### Excerpt from a dataset
════════════════════

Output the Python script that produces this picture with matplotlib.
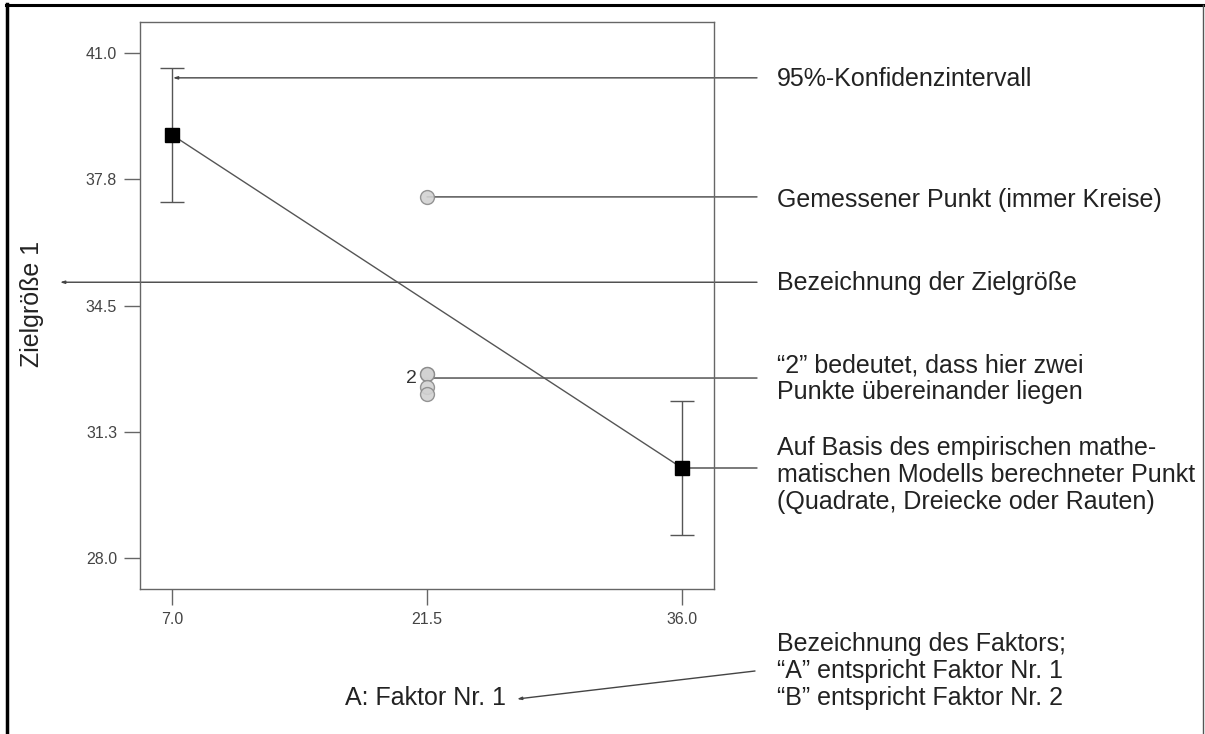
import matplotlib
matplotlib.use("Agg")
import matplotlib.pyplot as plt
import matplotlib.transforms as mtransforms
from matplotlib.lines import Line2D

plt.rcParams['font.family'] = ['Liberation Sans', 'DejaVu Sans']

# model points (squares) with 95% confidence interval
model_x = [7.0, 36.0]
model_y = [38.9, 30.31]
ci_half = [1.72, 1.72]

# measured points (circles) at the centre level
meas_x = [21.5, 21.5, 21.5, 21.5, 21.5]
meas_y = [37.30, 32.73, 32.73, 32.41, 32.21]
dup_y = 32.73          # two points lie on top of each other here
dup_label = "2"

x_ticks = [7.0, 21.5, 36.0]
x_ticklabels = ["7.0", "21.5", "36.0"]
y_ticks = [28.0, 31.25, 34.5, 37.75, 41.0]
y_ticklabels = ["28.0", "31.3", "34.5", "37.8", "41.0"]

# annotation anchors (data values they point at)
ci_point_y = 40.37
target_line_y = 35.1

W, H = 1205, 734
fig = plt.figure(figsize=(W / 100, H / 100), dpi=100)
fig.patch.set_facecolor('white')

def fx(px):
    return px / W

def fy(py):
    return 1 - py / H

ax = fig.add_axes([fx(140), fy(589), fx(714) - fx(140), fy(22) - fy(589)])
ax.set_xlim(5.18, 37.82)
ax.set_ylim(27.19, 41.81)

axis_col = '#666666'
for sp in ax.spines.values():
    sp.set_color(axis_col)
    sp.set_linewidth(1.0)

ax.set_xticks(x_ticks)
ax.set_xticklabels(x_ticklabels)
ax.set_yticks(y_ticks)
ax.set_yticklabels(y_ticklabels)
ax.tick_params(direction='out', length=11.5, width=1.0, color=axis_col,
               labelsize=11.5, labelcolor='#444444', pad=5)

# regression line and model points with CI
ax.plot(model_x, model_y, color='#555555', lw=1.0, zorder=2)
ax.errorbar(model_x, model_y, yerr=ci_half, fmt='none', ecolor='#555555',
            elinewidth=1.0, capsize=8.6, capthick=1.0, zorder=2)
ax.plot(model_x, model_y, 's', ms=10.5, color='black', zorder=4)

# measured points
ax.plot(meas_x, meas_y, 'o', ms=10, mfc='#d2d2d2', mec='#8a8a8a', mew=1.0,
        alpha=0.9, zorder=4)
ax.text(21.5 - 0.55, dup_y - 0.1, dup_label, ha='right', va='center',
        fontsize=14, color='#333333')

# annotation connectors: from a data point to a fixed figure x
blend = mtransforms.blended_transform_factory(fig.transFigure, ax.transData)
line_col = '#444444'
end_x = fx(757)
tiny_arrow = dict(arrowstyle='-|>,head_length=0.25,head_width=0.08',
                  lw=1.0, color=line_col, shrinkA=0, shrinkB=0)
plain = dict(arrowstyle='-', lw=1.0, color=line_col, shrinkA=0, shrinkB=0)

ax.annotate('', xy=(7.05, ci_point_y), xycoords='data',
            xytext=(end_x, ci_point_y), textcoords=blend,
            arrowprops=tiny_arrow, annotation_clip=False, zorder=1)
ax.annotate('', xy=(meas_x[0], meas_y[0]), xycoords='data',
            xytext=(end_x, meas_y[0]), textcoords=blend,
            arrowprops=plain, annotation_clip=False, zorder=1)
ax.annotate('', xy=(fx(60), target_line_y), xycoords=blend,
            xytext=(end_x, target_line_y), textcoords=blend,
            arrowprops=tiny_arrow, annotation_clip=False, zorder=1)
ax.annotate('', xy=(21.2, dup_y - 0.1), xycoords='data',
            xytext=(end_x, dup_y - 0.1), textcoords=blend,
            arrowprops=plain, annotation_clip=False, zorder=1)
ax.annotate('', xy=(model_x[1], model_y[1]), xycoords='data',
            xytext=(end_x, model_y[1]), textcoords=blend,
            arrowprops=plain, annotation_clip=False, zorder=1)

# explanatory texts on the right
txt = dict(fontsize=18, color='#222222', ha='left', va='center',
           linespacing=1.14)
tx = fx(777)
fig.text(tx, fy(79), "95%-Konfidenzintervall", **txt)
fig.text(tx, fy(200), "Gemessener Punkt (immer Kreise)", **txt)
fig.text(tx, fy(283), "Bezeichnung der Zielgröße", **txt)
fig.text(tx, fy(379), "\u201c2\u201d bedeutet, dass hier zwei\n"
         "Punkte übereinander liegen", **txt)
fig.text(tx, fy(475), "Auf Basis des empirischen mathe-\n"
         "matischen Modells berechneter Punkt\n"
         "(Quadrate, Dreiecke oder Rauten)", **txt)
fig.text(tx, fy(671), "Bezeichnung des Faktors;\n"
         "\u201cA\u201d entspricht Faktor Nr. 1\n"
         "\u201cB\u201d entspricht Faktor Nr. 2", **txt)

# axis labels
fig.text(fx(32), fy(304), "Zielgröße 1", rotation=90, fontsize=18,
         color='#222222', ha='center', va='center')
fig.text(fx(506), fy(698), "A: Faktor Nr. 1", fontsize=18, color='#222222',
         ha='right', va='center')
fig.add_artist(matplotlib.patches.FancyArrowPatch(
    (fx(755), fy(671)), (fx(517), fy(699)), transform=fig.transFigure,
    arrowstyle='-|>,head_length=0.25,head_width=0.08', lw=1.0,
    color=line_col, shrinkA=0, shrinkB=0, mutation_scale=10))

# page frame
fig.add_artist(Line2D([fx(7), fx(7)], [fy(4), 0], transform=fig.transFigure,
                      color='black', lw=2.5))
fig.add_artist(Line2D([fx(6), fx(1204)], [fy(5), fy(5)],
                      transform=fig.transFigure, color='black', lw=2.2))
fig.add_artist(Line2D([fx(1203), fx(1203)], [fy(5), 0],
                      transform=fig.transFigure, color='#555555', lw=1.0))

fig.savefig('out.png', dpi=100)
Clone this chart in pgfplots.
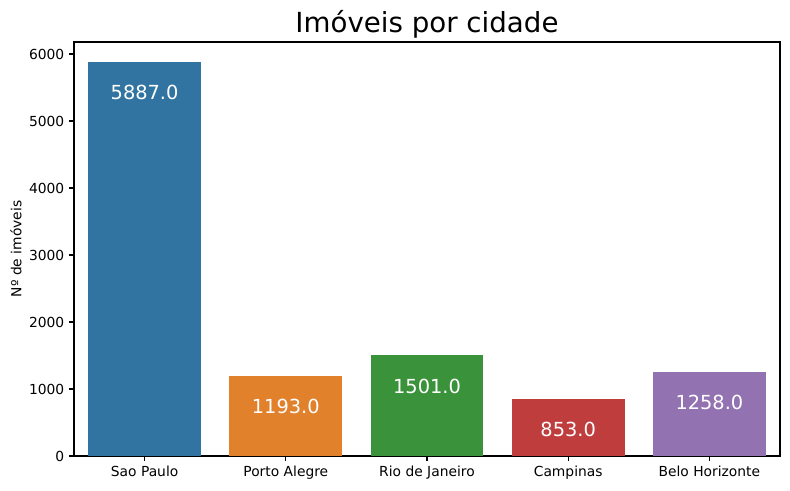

════════════════════

### AIM OF THE TASK
Print, exactly as written, the lines above from the first one to the one containing "ax.plot(model_x, model_y, 's', ms=10.5, color='black', zorder=4)". Leave out pictures.

### COMPLETE RESPONSE
Output the Python script that produces this picture with matplotlib.
import matplotlib
matplotlib.use("Agg")
import matplotlib.pyplot as plt
import matplotlib.transforms as mtransforms
from matplotlib.lines import Line2D

plt.rcParams['font.family'] = ['Liberation Sans', 'DejaVu Sans']

# model points (squares) with 95% confidence interval
model_x = [7.0, 36.0]
model_y = [38.9, 30.31]
ci_half = [1.72, 1.72]

# measured points (circles) at the centre level
meas_x = [21.5, 21.5, 21.5, 21.5, 21.5]
meas_y = [37.30, 32.73, 32.73, 32.41, 32.21]
dup_y = 32.73          # two points lie on top of each other here
dup_label = "2"

x_ticks = [7.0, 21.5, 36.0]
x_ticklabels = ["7.0", "21.5", "36.0"]
y_ticks = [28.0, 31.25, 34.5, 37.75, 41.0]
y_ticklabels = ["28.0", "31.3", "34.5", "37.8", "41.0"]

# annotation anchors (data values they point at)
ci_point_y = 40.37
target_line_y = 35.1

W, H = 1205, 734
fig = plt.figure(figsize=(W / 100, H / 100), dpi=100)
fig.patch.set_facecolor('white')

def fx(px):
    return px / W

def fy(py):
    return 1 - py / H

ax = fig.add_axes([fx(140), fy(589), fx(714) - fx(140), fy(22) - fy(589)])
ax.set_xlim(5.18, 37.82)
ax.set_ylim(27.19, 41.81)

axis_col = '#666666'
for sp in ax.spines.values():
    sp.set_color(axis_col)
    sp.set_linewidth(1.0)

ax.set_xticks(x_ticks)
ax.set_xticklabels(x_ticklabels)
ax.set_yticks(y_ticks)
ax.set_yticklabels(y_ticklabels)
ax.tick_params(direction='out', length=11.5, width=1.0, color=axis_col,
               labelsize=11.5, labelcolor='#444444', pad=5)

# regression line and model points with CI
ax.plot(model_x, model_y, color='#555555', lw=1.0, zorder=2)
ax.errorbar(model_x, model_y, yerr=ci_half, fmt='none', ecolor='#555555',
            elinewidth=1.0, capsize=8.6, capthick=1.0, zorder=2)
ax.plot(model_x, model_y, 's', ms=10.5, color='black', zorder=4)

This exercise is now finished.